Ihr kommt zugute, dass sie in einer Besamungsorganisation gearbeitet hat, bevor sie nach Werneuchen kam. Nach wie vor ist sie auch für diesen Bereich zuständig, sorgt zuverlässig dafür, dass die Färsen beziehungsweise Kühe trächtig werden. Dass sie dafür das berühmte „Händchen“ hat, war Vincent Overmars, Gesellschafter der Berlin-Birkholzer Kommanditgesellschaft, beizeiten aufgefallen. „Jasmin ist eine Top-Besamerin, kann richtig gut mit Kühen umgehen.“ Deshalb habe er über die Frage, ob sich die junge Frau als Herdenmanagerin eigne, nicht lange nachdenken müssen, versichert der gebürtige Niederländer.
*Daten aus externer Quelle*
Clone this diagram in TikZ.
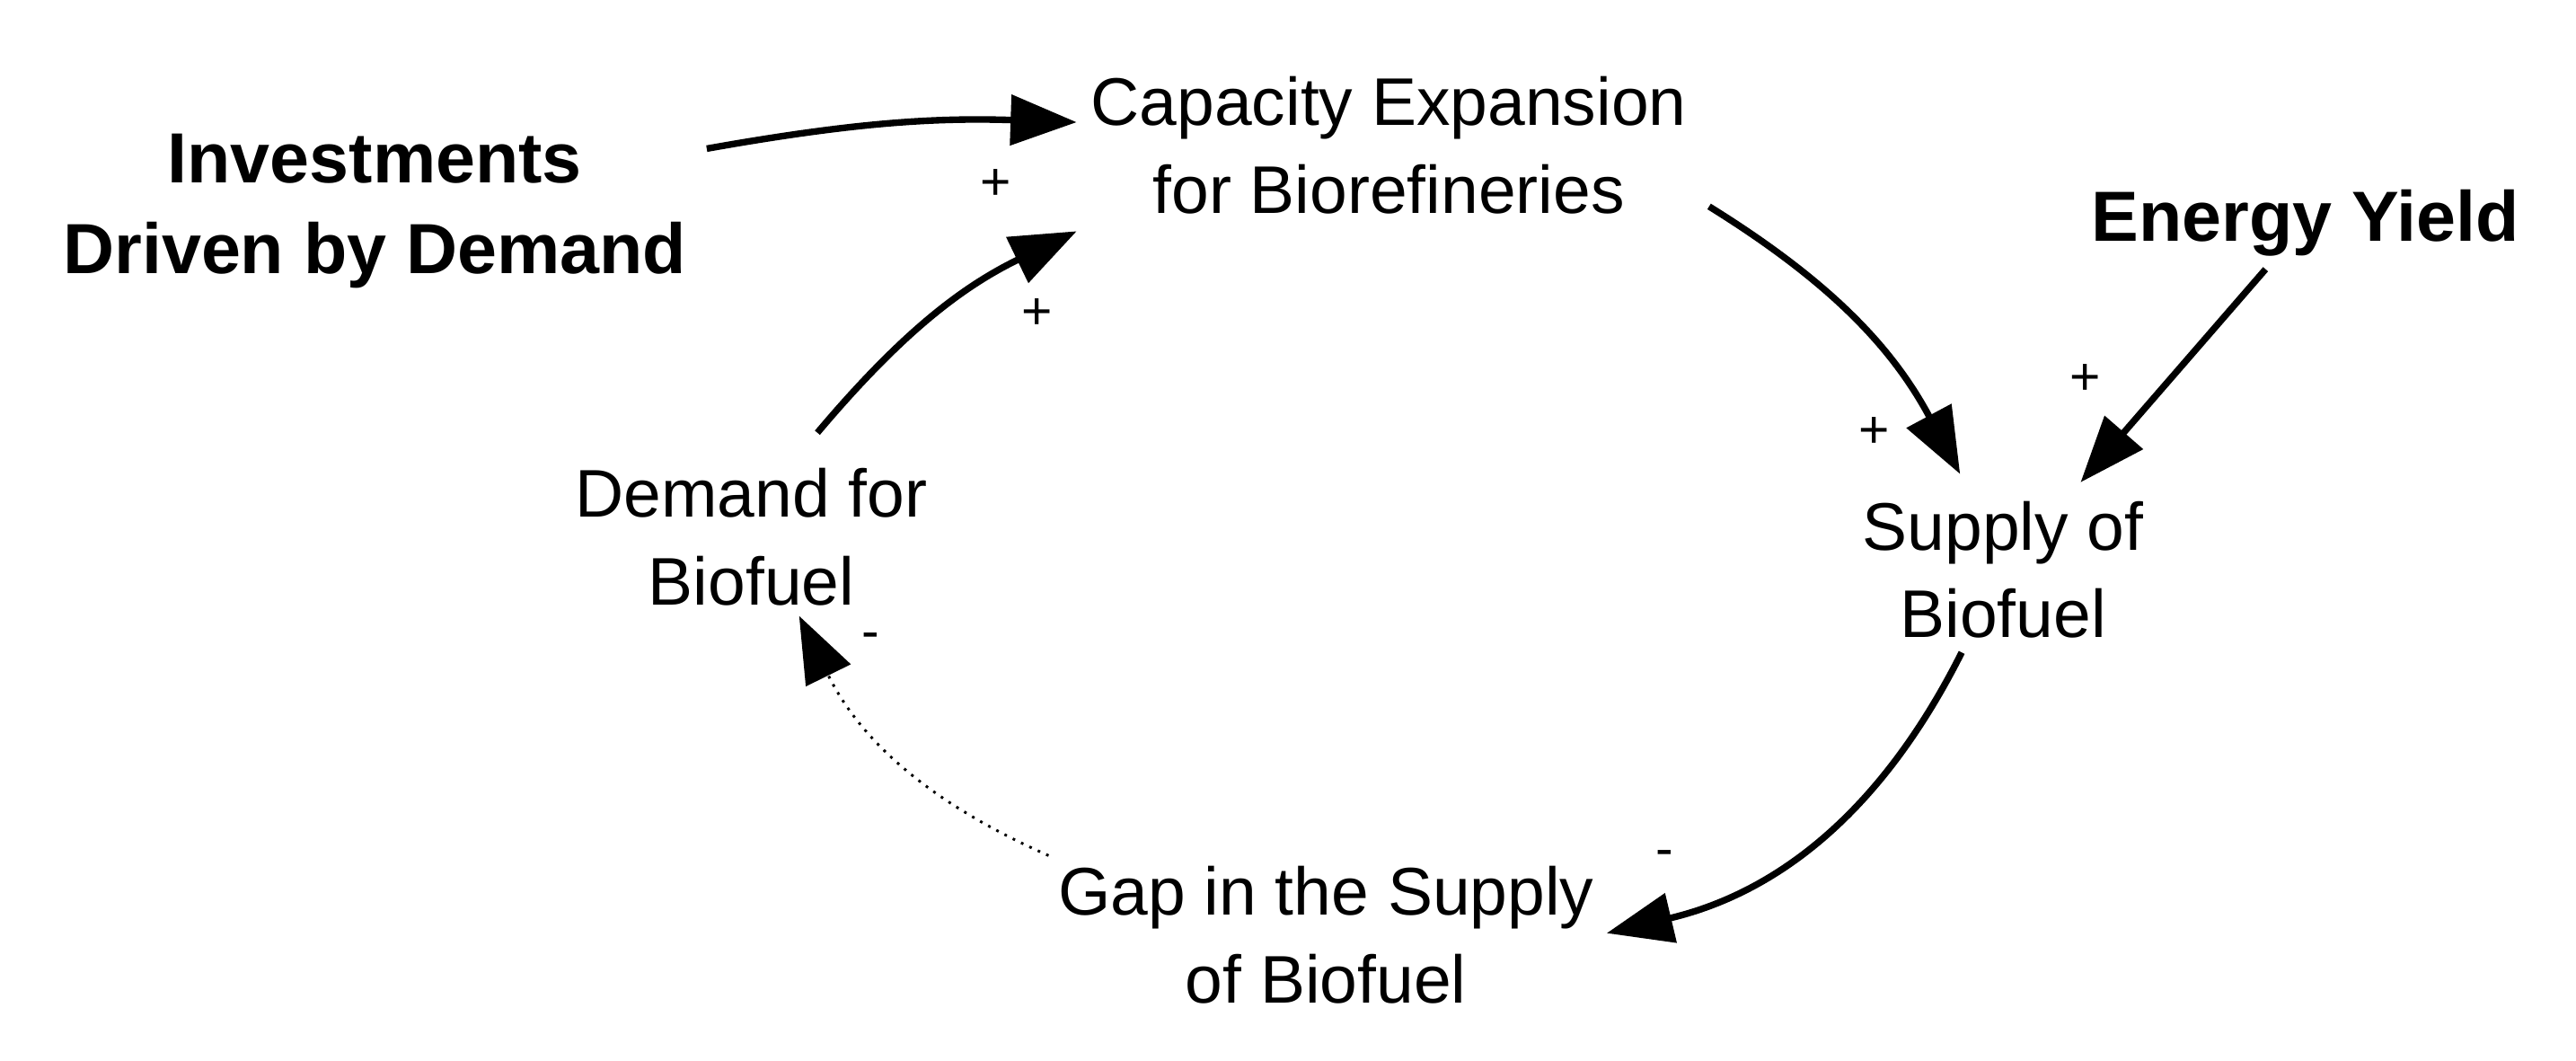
\documentclass[tikz,border=0pt]{standalone}
\usepackage{fontspec}
\setmainfont{Liberation Sans}
\usetikzlibrary{arrows.meta}
\begin{document}
\begin{tikzpicture}[x=0.5pt,y=-0.5pt,
  lbl/.style={align=center,font=\fontsize{20.4}{26.5}\selectfont},
  blbl/.style={align=center,font=\bfseries\fontsize{21.5}{27.5}\selectfont},
  sgn/.style={font=\fontsize{16}{16}\selectfont},
  arr/.style={line width=2pt,-{Triangle[length=20pt,width=15pt]}},
  darr/.style={line width=0.8pt,dotted,-{Triangle[length=20pt,width=15pt]}}]
\useasboundingbox (0,0) rectangle (1560,642);
\node[lbl] (cap) at (841,88) {Capacity Expansion\\for Biorefineries};
\node[blbl] (inv) at (227,128) {Investments\\Driven by Demand};
\node[blbl] (ey) at (1396,135) {Energy Yield};
\node[lbl] (dem) at (455,325) {Demand for\\Biofuel};
\node[lbl] (sup) at (1213,345) {Supply of\\Biofuel};
\node[lbl] (gap) at (803,566) {Gap in the Supply\\of Biofuel};
\coordinate (a1) at (428,90); \coordinate (a2) at (652,74);
\coordinate (b1) at (495,262); \coordinate (b2) at (652,140);
\coordinate (c1) at (1035,125); \coordinate (c2) at (1187,287);
\coordinate (d1) at (1372,163); \coordinate (d2) at (1260,292);
\coordinate (e1) at (1188,395); \coordinate (e2) at (973,565);
\coordinate (f1) at (635,518); \coordinate (f2) at (484,373);
\draw[arr] (a1) to[bend left=6] (a2);
\draw[arr] (b1) to[bend left=12] (b2);
\draw[arr] (c1) to[bend left=15] (c2);
\draw[arr] (d1) -- (d2);
\draw[arr] (e1) to[bend left=25] (e2);
\draw[darr] (f1) to[bend left=20] (f2);
\node[sgn] at (603,112) {+};
\node[sgn] at (628,190) {+};
\node[sgn] at (1135,262) {+};
\node[sgn] at (1263,230) {+};
\node[sgn] at (1008,520) {-};
\node[sgn] at (527,388) {-};
\end{tikzpicture}
\end{document}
Jasmin habe bereits beim Umzug der Kühe in die neue Anlage ihre Feuertaufe bestanden und sich in kurzer Zeit viel Anerkennung im Team erworben. Overmars setzt noch eins drauf: „Jasmin ist ein richtig guter ,Kuhmensch‘, wenn man das so sagen darf.“
Das Faible fürs Vieh hat feste Wurzeln. Jasmin ist sozusagen mit Tieren groß geworden, da ihre Eltern in einem Landwirtschaftsbetrieb arbeiten. „Am liebsten saß ich bei Papa auf dem Trecker und war stolz wie ein Spanier, wenn ich mal eine Runde auf dem Feld selber drehen konnte“, bekennt sie. Dabei waren die Eltern anfangs gar nicht so davon angetan, dass ihre Tochter eine landwirtschaftliche Lehre aufnehmen wollte. „Ich habe meinen Sturkopf aber durchsetzen können.“
Die Ausbildung absolvierte Jasmin in der Agrargenossenschaft Münchehofe, einem Ökobetrieb. Reichlich Praxisluft schnupperte sie zudem in einem Mutterkuhbetrieb in Sachsen-Anhalt, ehe sie als Besamungstechnikerin zum Einsatz kam. Zugleich mischte Jasmin beim Jungzüchterverein der RBB Rinderproduktion Berlin-Brandenburg GmbH kräftig mit, nahm an Schauen sowie Wettkämpfen teil.
Über Erfolg und Alter
Ihr größter Erfolg? „Das war auf der Brandenburgischen Landwirtschaftsausstellung 2007, als ich den Titel eines Grand Champion im Bereich Fleischrindzucht einheimsen konnte. Den gab es für das erfolgreiche Abschneiden bei den Wettbewerben Theorie und Tierbeurteilung sowie beim Vorführwettbewerb.“ Den Kontakt zum Züchternachwuchs hält sie nach wie vor, auch wenn sie mittlerweile einer anderen Alterskategorie zugeordnet wird. „Ich bin jetzt eine Seniorzüchterin“, sagt sie. „So richtig alt komme ich mir aber nicht vor.“
Nachdenklich wird Jasmin, wenn sie an die aktuelle Diskussion über Massentierhaltung denkt. „Es ärgert mich, wenn Leute über Tierwohl reden und gar keine Ahnung haben.“ Vermutlich würde die Anlage in Werneuchen auch den Stempel Massentierhaltung aufgedrückt bekommen. Dabei sei doch nicht die Tierzahl entscheidend, sondern wie es dem einzelnen Tier geht, erklärt Jasmin. „Wer sich ehrlich dafür interessiert, ist bei uns willkommen.“ Am Tage, versteht sich.